I called him Han Solo during sex, he looked at me like he was mortified then I realized he came.
He fucked my earring out of my ear. Of course he's coming over again.
At the bar. Madeline and I totally brought our own pitcher from home because they always run out. Hello alcoholism.
Showering in my swimsuit in hopes of getting the beer smell out.
dude, I feel like I need to get my gf's roommate a gift. something that says, sorry you walked in on me getting blown. suggestions?
I lost my keys but found four buffalo wings in my pockets
I don't think boys are aware how difficult it is to take a picture of your own ass.

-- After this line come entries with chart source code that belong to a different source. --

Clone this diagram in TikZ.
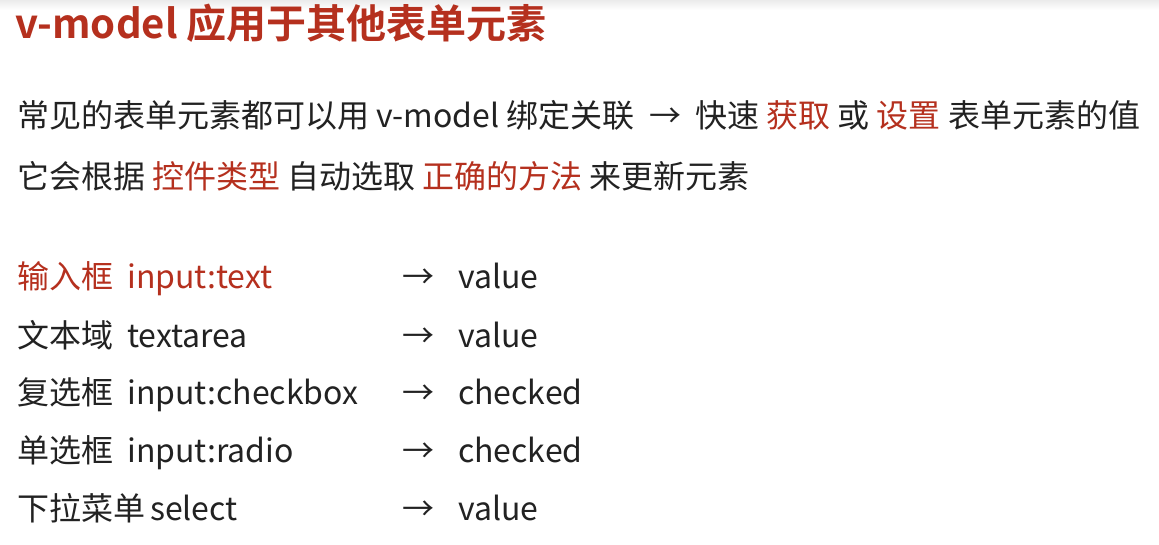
\documentclass[tikz,border=0pt]{standalone}
\usepackage{fontspec}
\setmainfont{Noto Sans CJK SC}
\newfontfamily\cjkbold{Noto Sans CJK SC Bold}
\definecolor{hl}{HTML}{B5301E}
\definecolor{tx}{HTML}{222222}
\begin{document}
\begin{tikzpicture}[x=1pt,y=-1pt,
  txt/.style={anchor=base west,inner sep=0pt,text=tx,font=\fontsize{32}{38}\selectfont},
  ttl/.style={anchor=base west,inner sep=0pt,text=hl,font=\cjkbold\fontsize{40}{48}\selectfont}]
\useasboundingbox[fill=white] (0,0) rectangle (1159,545);
\shade[top color=black!8,bottom color=white] (0,0) rectangle (1159,10);
\node[ttl] (title) at (15,39) {v-model 应用于其他表单元素};
\node[txt] (l1) at (17,128) {常见的表单元素都可以用 v-model 绑定关联 \ → \ 快速 \textcolor{hl}{获取} 或 \textcolor{hl}{设置} 表单元素的值};
\node[txt] (l2) at (17,189) {它会根据 \textcolor{hl}{控件类型} 自动选取 \textcolor{hl}{正确的方法} 来更新元素};
\foreach \y/\a/\b/\c [count=\i] in {
  289/输入框/input:text/value,
  347/文本域/textarea/value,
  404/复选框/input:checkbox/checked,
  462/单选框/input:radio/checked,
  520/下拉菜单/select/value}{
  \ifnum\i=1
    \node[txt,text=hl] (a\i) at (17,\y) {\a};
    \node[txt,text=hl] (b\i) at (127,\y) {\b};
  \else
    \node[txt] (a\i) at (17,\y) {\a};
    \node[txt] (b\i) at (\ifnum\i=5 150\else 127\fi,\y) {\b};
  \fi
  \node[txt] (r\i) at (402,\y) {→};
  \node[txt] (c\i) at (458,\y) {\c};
}
\end{tikzpicture}
\end{document}
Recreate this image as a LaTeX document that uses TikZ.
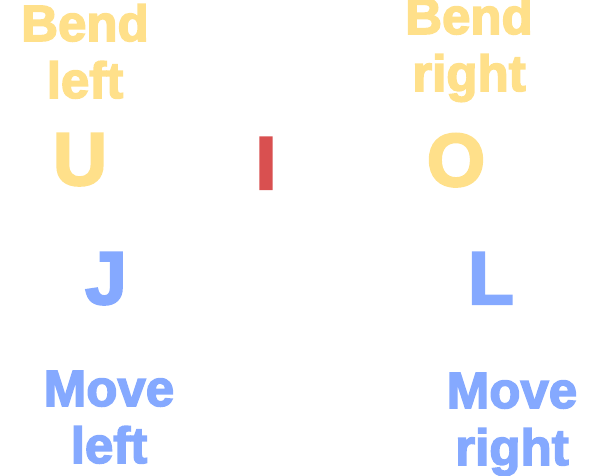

Buying a pregnancy test at Walmart in the middle of the night in the middle of Tennessee is not really how I imagined my 25th year on this planet starting out...
He tried to puke in the 14th hole and when I told him to stop he started chanting "hole in one hole in one"
My tuesday consisted of speaking to a federal agent for two hours and watching a roving band of gypsies jump over a fire until 2:30am
Why the fuck is there a picture of us jumping a girl that's wearing my chicken mask?
Had to leave my skype meeting to vomit. I'm obviously ready for the real world.
I put on that one song on Titanic so he'd fall asleep. When I was positive he'd passed out in a drunken fit, he outstretches his arms and says "I'm flying, Jack.."
I just had sex with the kid I walked next to at my first holy communion
Am I the only person in the world that does not give a shit about the avengers?